Rust-powered Zed editor plans Vim mode improvements

Zed, an editor written from scratch in Rust, is getting enhanced Vim compatibility during 2025 with the hope of attracting users from Vim or NeoVim.

Although still in preview, Zed appeals to developers who prefer the performance of native code over other editors such as the larger and slower Visual Studio Code, which uses the Electron framework, based on HTML and JavaScript.

Many such developers currently use Vim or Neovim, which are command-line text editors and highly productive for those who have learned their commands. Zed by contrast is a GUI editor, but has a Vim mode that supports many of the same commands.

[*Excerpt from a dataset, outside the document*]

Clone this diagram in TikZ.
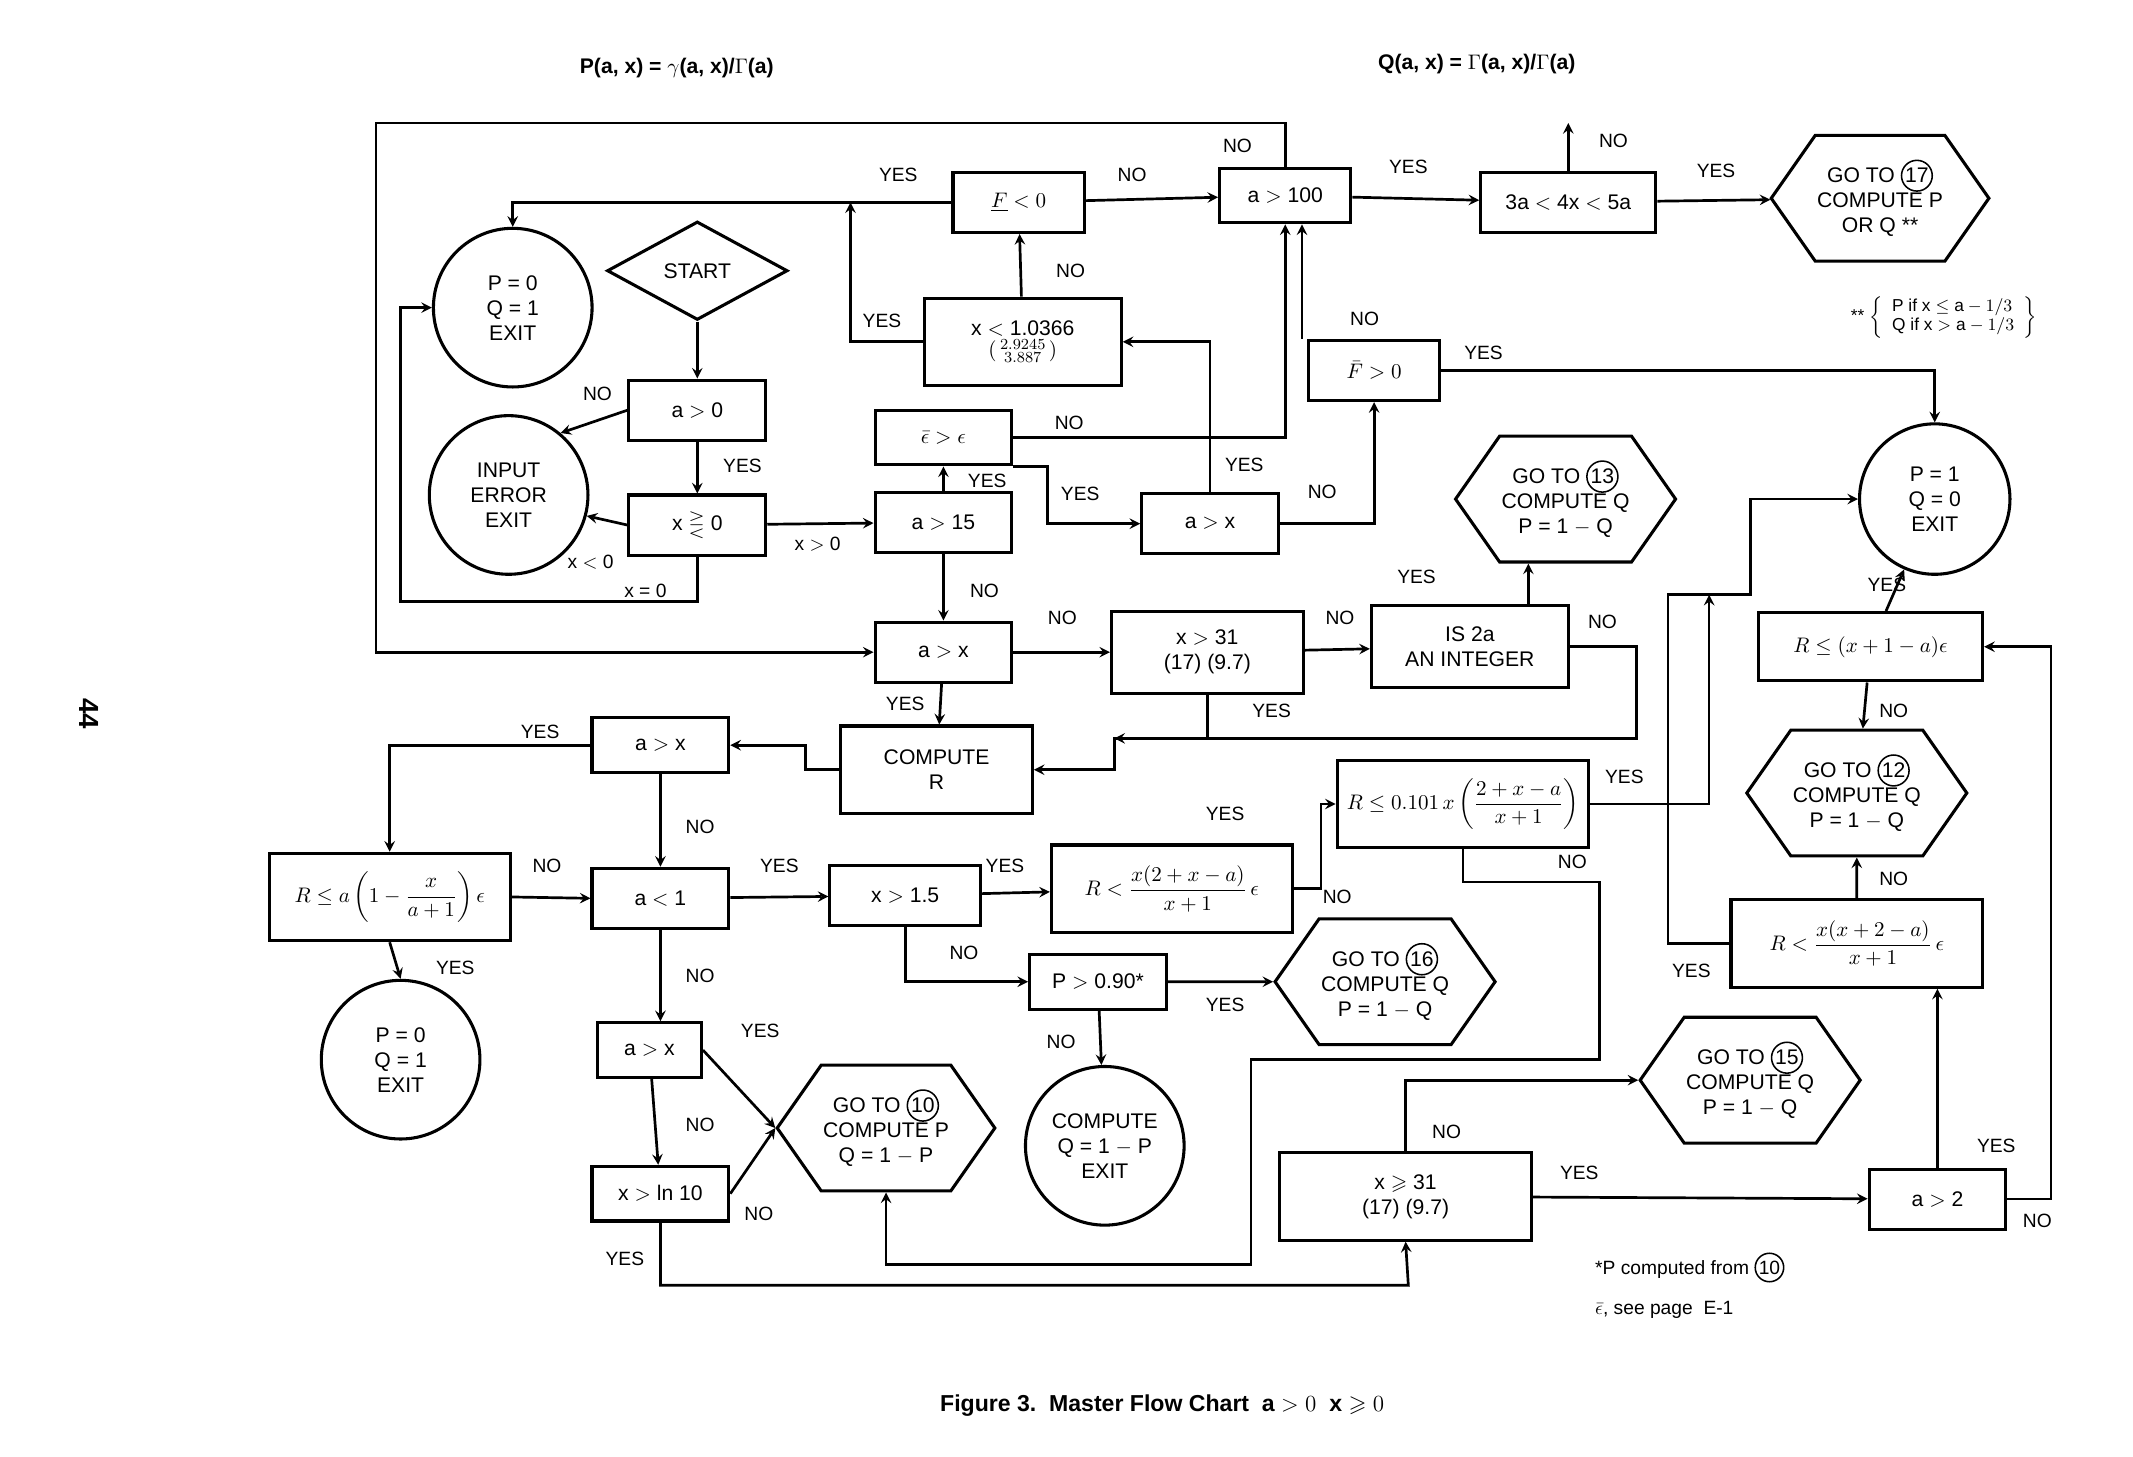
\documentclass[tikz,border=0pt]{standalone}
\usepackage{fontspec}
\setmainfont{Liberation Sans}
\usepackage{amsmath,amssymb}
\usetikzlibrary{shapes.geometric,shapes.symbols}
\newcommand{\circnum}[1]{\tikz[baseline=(c.base)]\node[shape=circle,draw,thick,inner sep=0.6pt,minimum width=0pt,minimum height=0pt,minimum size=0pt](c){#1};}
\tikzset{
  box/.style={draw, line width=1.6pt, align=center, inner sep=2pt},
  hexa/.style={draw, line width=1.6pt, align=center, signal, signal to=east and west, signal pointer angle=110, minimum width=3.75cm, minimum height=2.3cm, inner sep=1pt},
  term/.style={draw, circle, line width=1.6pt, align=center, minimum size=2.9cm, inner sep=0pt},
  lbl/.style={font=\fontsize{10}{12}\selectfont, inner sep=1pt},
  flow/.style={line width=1.4pt, ->, >=stealth}
}
\begin{document}
\begin{tikzpicture}[x=0.025cm, y=-0.025cm, font=\fontsize{11}{13}\selectfont]
\useasboundingbox (0,0) rectangle (1560,1065);
%% headings
\node (hp) at (495,50) {\textbf{P(a, x) = \(\gamma\)(a, x)/\(\Gamma\)(a)}};
\node (hq) at (1080,47) {\textbf{Q(a, x) = \(\Gamma\)(a, x)/\(\Gamma\)(a)}};
\node[rotate=-90, font=\Large\bfseries] (pg) at (65,522) {44};
\node (cap) at (850,1028) {\large\textbf{Figure 3.\ \ Master Flow Chart\ \ a \(>0\)\ \ x \(\geqslant 0\)}};
\node[lbl, anchor=west] (fn1) at (1165,927) {*P computed from \circnum{10}};
\node[lbl, anchor=west] (fn2) at (1165,958) {\(\bar\epsilon\), see page\ \ E-1};
\node[lbl, anchor=west, font=\fontsize{9}{10}\selectfont] (fn3) at (1352,232) {** \(\left\{\begin{array}{l}\text{P if x} \le \text{a} - 1/3\\ \text{Q if x} > \text{a} - 1/3\end{array}\right\}\)};

%% boxes
\node[box, minimum width=2.4cm, minimum height=1.1cm] (fneg) at (745,148) {\(\underline{F}<0\)};
\node[box, minimum width=2.4cm, minimum height=1cm] (a100) at (940,143) {a \(>\) 100};
\node[box, minimum width=3.2cm, minimum height=1.1cm] (r3a) at (1147,148) {3a \(<\) 4x \(<\) 5a};
\node[hexa] (go17) at (1375,145) {GO TO \circnum{17}\\COMPUTE P\\OR Q **};
\node[term] (exitA) at (375,225) {P = 0\\Q = 1\\EXIT};
\node[draw, diamond, aspect=2, line width=1.6pt, minimum width=3.3cm, minimum height=1.8cm, inner sep=0pt] (start) at (510,198) {START};
\node[box, minimum width=3.6cm, minimum height=1.6cm] (xsmall) at (748,250) {x \(<\) 1.0366\\[-2pt]\(\left(\begin{smallmatrix}2.9245\\3.887\end{smallmatrix}\right)\)};
\node[box, minimum width=2.5cm, minimum height=1.1cm] (apos) at (510,300) {a \(>\) 0};
\node[box, minimum width=2.5cm, minimum height=1cm] (epsc) at (690,320) {\(\bar\epsilon>\epsilon\)};
\node[box, minimum width=2.4cm, minimum height=1.1cm] (fbar) at (1005,271) {\(\bar F>0\)};
\node[term] (inerr) at (372,362) {INPUT\\ERROR\\EXIT};
\node[box, minimum width=2.5cm, minimum height=1.1cm] (xcmp) at (510,384) {x \(\gtreqless\) 0};
\node[box, minimum width=2.5cm, minimum height=1.1cm] (a15) at (690,382) {a \(>\) 15};
\node[box, minimum width=2.5cm, minimum height=1.1cm] (axu) at (885,383) {a \(>\) x};
\node[hexa] (go13) at (1145,365) {GO TO \circnum{13}\\COMPUTE Q\\P = 1 \(-\) Q};
\node[term, minimum size=2.75cm] (exitP1) at (1415,365) {P = 1\\Q = 0\\EXIT};
\node[box, minimum width=2.5cm, minimum height=1.1cm] (axm) at (690,477) {a \(>\) x};
\node[box, minimum width=3.5cm, minimum height=1.5cm] (x31u) at (883,477) {x \(>\) 31\\(17) (9.7)};
\node[box, minimum width=3.6cm, minimum height=1.5cm] (int2a) at (1075,473) {IS 2a\\AN INTEGER};
\node[box, minimum width=4.1cm, minimum height=1.25cm] (rq) at (1368,473) {\(R\le(x+1-a)\epsilon\)};
\node[box, minimum width=2.5cm, minimum height=1cm] (axl) at (483,545) {a \(>\) x};
\node[box, minimum width=3.5cm, minimum height=1.6cm] (compR) at (685,563) {COMPUTE\\R};
\node[box, minimum width=4.6cm, minimum height=1.6cm] (r101) at (1070,588) {\(R\le 0.101\,x\left(\dfrac{2+x-a}{x+1}\right)\)};
\node[hexa] (go12) at (1358,580) {GO TO \circnum{12}\\COMPUTE Q\\P = 1 \(-\) Q};
\node[box, minimum width=4.4cm, minimum height=1.6cm] (ra) at (285,656) {\(R\le a\left(1-\dfrac{x}{a+1}\right)\epsilon\)};
\node[box, minimum width=2.5cm, minimum height=1.1cm] (alt1) at (483,657) {a \(<\) 1};
\node[box, minimum width=2.75cm, minimum height=1.1cm] (x15) at (662,655) {x \(>\) 1.5};
\node[box, minimum width=4.4cm, minimum height=1.6cm] (r2xa) at (857,650) {\(R<\dfrac{x(2+x-a)}{x+1}\,\epsilon\)};
\node[box, minimum width=4.6cm, minimum height=1.6cm] (rx2a) at (1358,690) {\(R<\dfrac{x(x+2-a)}{x+1}\,\epsilon\)};
\node[box, minimum width=2.5cm, minimum height=1cm] (p90) at (803,718) {P \(>\) 0.90*};
\node[hexa] (go16) at (1013,718) {GO TO \circnum{16}\\COMPUTE Q\\P = 1 \(-\) Q};
\node[term] (exitB) at (293,775) {P = 0\\Q = 1\\EXIT};
\node[box, minimum width=1.9cm, minimum height=1cm] (axll) at (475,768) {a \(>\) x};
\node[hexa] (go10) at (648,825) {GO TO \circnum{10}\\COMPUTE P\\Q = 1 \(-\) P};
\node[term] (exitQ) at (808,838) {COMPUTE\\Q = 1 \(-\) P\\EXIT};
\node[hexa] (go15) at (1280,790) {GO TO \circnum{15}\\COMPUTE Q\\P = 1 \(-\) Q};
\node[box, minimum width=2.5cm, minimum height=1cm] (xln) at (483,873) {x \(>\) \(\ln\) 10};
\node[box, minimum width=4.6cm, minimum height=1.6cm] (x31l) at (1028,875) {x \(\geqslant\) 31\\(17) (9.7)};
\node[box, minimum width=2.5cm, minimum height=1.1cm] (a2) at (1417,877) {a \(>\) 2};

%% junction points
\coordinate (zl) at (293,440);
\coordinate (tl) at (275,90);
\coordinate (fl) at (622,148);
\coordinate (jr) at (815,540);
\coordinate (jx) at (1197,540);
\coordinate (tk1) at (1220,435);
\coordinate (tk2) at (1280,435);
\coordinate (tk3) at (1250,435);
\coordinate (rc1) at (1170,645);
\coordinate (rc2) at (1170,775);
\coordinate (rc4) at (915,925);
\coordinate (bl) at (1030,940);
\coordinate (rr) at (1500,877);

%% connectors
\draw[flow] (start) -- (apos);
\draw[flow] (apos.west) -- (inerr.50);
\draw[flow] (apos) -- (xcmp);
\draw[flow] (xcmp.west) -- (inerr.-15);
\draw[flow] (xcmp) -- (a15);
\draw[flow] (xcmp.south) |- (zl) |- (exitA.west);
\draw[flow] (a15) -- (epsc);
\draw[flow] (a15) -- (axm);
\draw[flow] (epsc.east) -| (a100.south);
\draw[flow] (epsc.south east) -- ++(25,0) |- (axu.west);
\draw[flow] (axu.north) |- (xsmall.east);
\draw[flow] (axu.east) -| (fbar.south);
\draw[flow] (xsmall) -- (fneg);
\draw[flow] (xsmall.west) -| (fl);
\draw[flow] (fneg.west) -| (exitA.north);
\draw[flow] (fneg) -- (a100);
\draw[flow] (a100) -- (r3a);
\draw[flow] (a100.north) |- (tl) |- (axm.west);
\draw[flow] (r3a.north) -- (r3a.north |- tl);
\draw[flow] (r3a) -- (go17);
\draw[flow] (fbar.north -| a100.-60) -- (a100.-60);
\draw[flow] (fbar.east) -| (exitP1.north);
\draw[flow] (axm) -- (x31u);
\draw[flow] (axm) -- (compR);
\draw[flow] (x31u) -- (int2a);
\draw[flow] (x31u.south) |- (jr) |- (compR.east);
\draw[flow] (int2a.east) -| (jx) -- (jr);
\draw[flow] (go13.-120 |- int2a.north) -- (go13.-120);
\draw[flow] (compR.west) -- ++(-25,0) |- (axl.east);
\draw[flow] (axl.west) -| (ra.north);
\draw[flow] (axl) -- (alt1);
\draw[flow] (ra.east) -- (alt1.west);
\draw[flow] (ra.south) -- (exitB.north);
\draw[flow] (alt1) -- (x15);
\draw[flow] (alt1.south) -- (alt1.south |- axll.north);
\draw[flow] (x15) -- (r2xa);
\draw[flow] (x15.south) |- (p90.west);
\draw[flow] (r2xa.east) -- ++(20,0) |- (r101.west);
\draw[flow] (p90) -- (go16);
\draw[flow] (p90) -- (exitQ);
\draw[flow] (rx2a.west) -| (tk1) -- (tk2) |- (exitP1.west);
\draw[flow] (r101.east) -| (tk3);
\draw[flow] (r101.south) |- (rc1) -- (rc2) -| (rc4) -| (go10.south);
\draw[flow] (axll.east) -- (go10.west);
\draw[flow] (axll) -- (xln);
\draw[flow] (xln.east) -- (go10.west);
\draw[flow] (xln.south) |- (bl) -- (x31l.south);
\draw[flow] (x31l.north) |- (go15.west);
\draw[flow] (x31l) -- (a2);
\draw[flow] (a2.north) -- (a2.north |- rx2a.south);
\draw[flow] (a2.east) -- (rr) |- (rq.east);
\draw[flow] (rx2a) -- (go12);
\draw[flow] (rq) -- (go12);
\draw[flow] (rq) -- (exitP1);

%% branch labels
\node[lbl] (l1) at (437,288) {NO};
\node[lbl] (l2) at (543,341) {YES};
\node[lbl] (l3) at (432,411) {x \(<\) 0};
\node[lbl] (l4) at (598,398) {x \(>\) 0};
\node[lbl] (l5) at (472,432) {x = 0};
\node[lbl] (l6) at (722,352) {YES};
\node[lbl] (l7) at (720,432) {NO};
\node[lbl] (l8) at (782,309) {NO};
\node[lbl] (l9) at (790,361) {YES};
\node[lbl] (l10) at (910,340) {YES};
\node[lbl] (l11) at (967,360) {NO};
\node[lbl] (l12) at (783,198) {NO};
\node[lbl] (l13) at (645,235) {YES};
\node[lbl] (l14) at (657,128) {YES};
\node[lbl] (l15) at (828,128) {NO};
\node[lbl] (l16) at (1030,122) {YES};
\node[lbl] (l17) at (905,107) {NO};
\node[lbl] (l18) at (1180,103) {NO};
\node[lbl] (l19) at (1255,125) {YES};
\node[lbl] (l20) at (998,233) {NO};
\node[lbl] (l21) at (1085,258) {YES};
\node[lbl] (l22) at (777,452) {NO};
\node[lbl] (l23) at (662,515) {YES};
\node[lbl] (l24) at (980,452) {NO};
\node[lbl] (l25) at (930,520) {YES};
\node[lbl] (l26) at (1036,422) {YES};
\node[lbl] (l27) at (1172,455) {NO};
\node[lbl] (l28) at (395,535) {YES};
\node[lbl] (l29) at (512,605) {NO};
\node[lbl] (l30) at (400,633) {NO};
\node[lbl] (l31) at (333,708) {YES};
\node[lbl] (l32) at (570,633) {YES};
\node[lbl] (l33) at (512,714) {NO};
\node[lbl] (l34) at (735,633) {YES};
\node[lbl] (l35) at (705,697) {NO};
\node[lbl] (l36) at (896,595) {YES};
\node[lbl] (l37) at (978,656) {NO};
\node[lbl] (l38) at (1188,568) {YES};
\node[lbl] (l39) at (1150,630) {NO};
\node[lbl] (l40) at (896,735) {YES};
\node[lbl] (l41) at (776,762) {NO};
\node[lbl] (l42) at (556,754) {YES};
\node[lbl] (l43) at (512,823) {NO};
\node[lbl] (l44) at (555,888) {NO};
\node[lbl] (l45) at (457,921) {YES};
\node[lbl] (l46) at (1058,828) {NO};
\node[lbl] (l47) at (1155,858) {YES};
\node[lbl] (l48) at (1460,838) {YES};
\node[lbl] (l49) at (1490,893) {NO};
\node[lbl] (l50) at (1385,643) {NO};
\node[lbl] (l51) at (1385,520) {NO};
\node[lbl] (l52) at (1380,428) {YES};
\node[lbl] (l53) at (1237,710) {YES};
\end{tikzpicture}
\end{document}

According to the docs, Vim mode “does not replicate Vim one-to-one, but it meshes Vim’s modal design with Zed’s modern features to provide a more fluid experience.”

A modal design in this context is one that has a separate command mode and text edit mode, confusing to newcomers used to GUI editors with menus, but ideal for fast keyboard-driven work.

Enabling Vim mode in Zed

Zed software engineer Conrad Irwin has now posted a Vim 2025 roadmap, showing the importance of Vim mode to the newer editor. Three areas are set for improvement. The first is the Vim command mode, for which more complete Vim compatibility is planned, including filename completion in the command palette, command history, adding missing commands, and adding Vim-style keyboard shortcuts for more Zed features, including collaboration and AI features.

The second is better conformance with Vim so that it comes closer to working “exactly like Vim.”

Third, Irwin highlighted multi-cursor support as an area that needs work, including support for moving just one text selection.

Irwin noted that Zed gets “a lot of VS Code Vim extension refugees,” referencing the Vim extension that has more than 7 million downloads. Even if that plugin worked perfectly though, it would not replicate the performance of Vim or Zed.

Developer Siddhant Goel posted last week about trying Zed after a decade of using Vim or Neovim. He cited several reasons for using Zed. The first was ease of configuration, compared to Vim where this can be arduous. Second, he cited AI integration. His early impressions are good, including that “Zed is very fast” (high praise from a NeoVim user), configuration is easier, and Zed-specific features like the AI Assistant are useful.

It is still early days though for Zed, currently at version 0.170.2, and its rapid evolution can also mean bugs get introduced. Zed has under 500 extensions at the time of writing, versus upwards of 68,000 for VS Code.